After a year in which South Carolina pulled in one of the top recruiting classes in the nation, Steve Spurrier had trouble maintaining that momentum. However, he still put together a top-25 group with some high-end talent. The Gamecocks went the prep school route to land defensive backs Antonio Allen and Akeem Auguste as well as running back Eric Baker. Those standouts will be joined by Charles Whitlock, who put together an impressive postseason performance in the Under Armour All-Star Game. Jarrett Burns, D.L. Moore and Devin Taylor could end up being sleepers in the long run and round out a solid, balanced class.
Ron Zook and Co. continued to take major strides on the field, and they did the same thing off the field by landing another top-flight class. The Illini did great in the Midwest, landing 15 players from the region. They were also able to branch out and recruit nationally, landing players such as defensive tackle Reggie Ellis and wide receiver Alfred Jenkins.

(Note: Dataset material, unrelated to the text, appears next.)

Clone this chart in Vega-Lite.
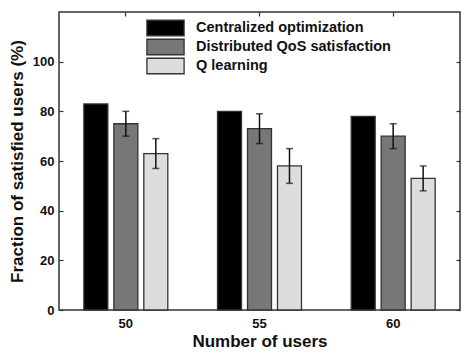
{
  "$schema": "https://vega.github.io/schema/vega-lite/v6.json",
  "width": 401,
  "height": 298,
  "autosize": {"type": "none"},
  "padding": {"left": 59, "top": 12, "right": 14, "bottom": 45},
  "background": "white",
  "config": {
    "view": {"stroke": "#333333", "strokeWidth": 1.5},
    "font": "Liberation Sans",
    "axis": {
      "labelFont": "Liberation Sans", "labelFontWeight": "bold", "labelFontSize": 13, "labelColor": "#111111",
      "titleFont": "Liberation Sans", "titleFontWeight": "bold", "titleFontSize": 17, "titleColor": "#111111",
      "domain": false, "grid": false, "tickColor": "#333333", "tickWidth": 1.2
    },
    "legend": {
      "labelFont": "Liberation Sans", "labelFontWeight": "bold", "labelFontSize": 14.5, "labelColor": "#111111", "labelLimit": 400
    }
  },
  "data": {
    "values": [
      {"users": "50", "method": "Centralized optimization", "value": 83, "lo": null, "hi": null},
      {"users": "50", "method": "Distributed QoS satisfaction", "value": 75, "lo": 70, "hi": 80},
      {"users": "50", "method": "Q learning", "value": 63, "lo": 57, "hi": 69},
      {"users": "55", "method": "Centralized optimization", "value": 80, "lo": null, "hi": null},
      {"users": "55", "method": "Distributed QoS satisfaction", "value": 73, "lo": 67, "hi": 79},
      {"users": "55", "method": "Q learning", "value": 58, "lo": 51, "hi": 65},
      {"users": "60", "method": "Centralized optimization", "value": 78, "lo": null, "hi": null},
      {"users": "60", "method": "Distributed QoS satisfaction", "value": 70, "lo": 65, "hi": 75},
      {"users": "60", "method": "Q learning", "value": 53, "lo": 48, "hi": 58}
    ]
  },
  "encoding": {
    "xOffset": {"field": "method", "type": "nominal", "scale": {"paddingInner": 0.2, "paddingOuter": 0.1}}
  },
  "layer": [
    {
      "mark": {"type": "bar", "stroke": "#333333", "strokeWidth": 1.3},
      "encoding": {
        "x": {"field": "users", "type": "nominal", "scale": {"paddingInner": 0.327, "paddingOuter": 0.1635},
              "axis": {"title": "Number of users", "labelAngle": 0, "ticks": false, "labelPadding": 7, "titlePadding": 3}},
        "y": {"field": "value", "type": "quantitative", "scale": {"domain": [0, 120], "nice": false},
              "axis": {"title": "Fraction of satisfied users (%)", "values": [0, 20, 40, 60, 80, 100], "tickSize": -4, "labelPadding": 9, "titlePadding": 6}},
        "color": {"field": "method", "type": "nominal",
                  "scale": {"range": ["#000000", "#777777", "#dddddd"]},
                  "legend": {"title": null, "orient": "none", "legendX": 98, "legendY": 7.5, "padding": 0,
                             "symbolType": "M-2.4,-1H2.4V1H-2.4Z", "symbolSize": 240, "symbolStrokeColor": "#333333", "symbolStrokeWidth": 1.3,
                             "rowPadding": -2, "labelOffset": 22}}
      }
    },
    {
      "transform": [{"filter": "datum.lo != null"}],
      "mark": {"type": "rule", "color": "#111111", "strokeWidth": 1.5},
      "encoding": {
        "x": {"field": "users", "type": "nominal", "axis": {"orient": "top", "title": null, "labels": false, "ticks": true, "tickSize": -4, "zindex": 1}},
        "y": {"field": "lo", "type": "quantitative", "axis": {"orient": "right", "title": null, "labels": false, "ticks": true, "values": [0, 20, 40, 60, 80, 100], "tickSize": -4, "zindex": 1}},
        "y2": {"field": "hi"}}
    },
    {
      "transform": [{"filter": "datum.lo != null"}],
      "mark": {"type": "tick", "color": "#111111", "thickness": 1.5, "size": 7},
      "encoding": {
        "x": {"field": "users", "type": "nominal", "axis": null},
        "y": {"field": "lo", "type": "quantitative", "axis": null}}
    },
    {
      "transform": [{"filter": "datum.lo != null"}],
      "mark": {"type": "tick", "color": "#111111", "thickness": 1.5, "size": 7},
      "encoding": {
        "x": {"field": "users", "type": "nominal", "axis": null},
        "y": {"field": "hi", "type": "quantitative", "axis": null}}
    }
  ],
  "resolve": {"axis": {"x": "independent", "y": "independent"}}
}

Houston Nutt's first class at Ole Miss is high on numbers, but his inability to hang on to some of former coach Ed Orgeron's commitments stung the group a little bit. Still, the Rebels will close with one of the top junior college prospects in the country in Emmanuel Stephens. They were also able to pick up one of the top prep school wide receivers - four-star wideout Andrew Harris. Davis and Baton Rouge (La.) Scotlandville's Brandon Bolden form a solid pair of running backs, and each brings a different skill set to the table.
Tyrone Willingham got it done on the recruiting front this season. Washington rivals Minnesota as the biggest surprise nationally this season, but it shouldn't be a true surprise because the Huskies have some recruiting advantages – major urban area, great facilities, good tradition, great fan base. The Huskies did most of their damage this season in the Northwest with the additions of stars such as Kavario Middleton, Everrette Thompson and Alameda Ta'amu. But stealing Chris Polk away from USC also had to be exciting for the Huskies' coaches.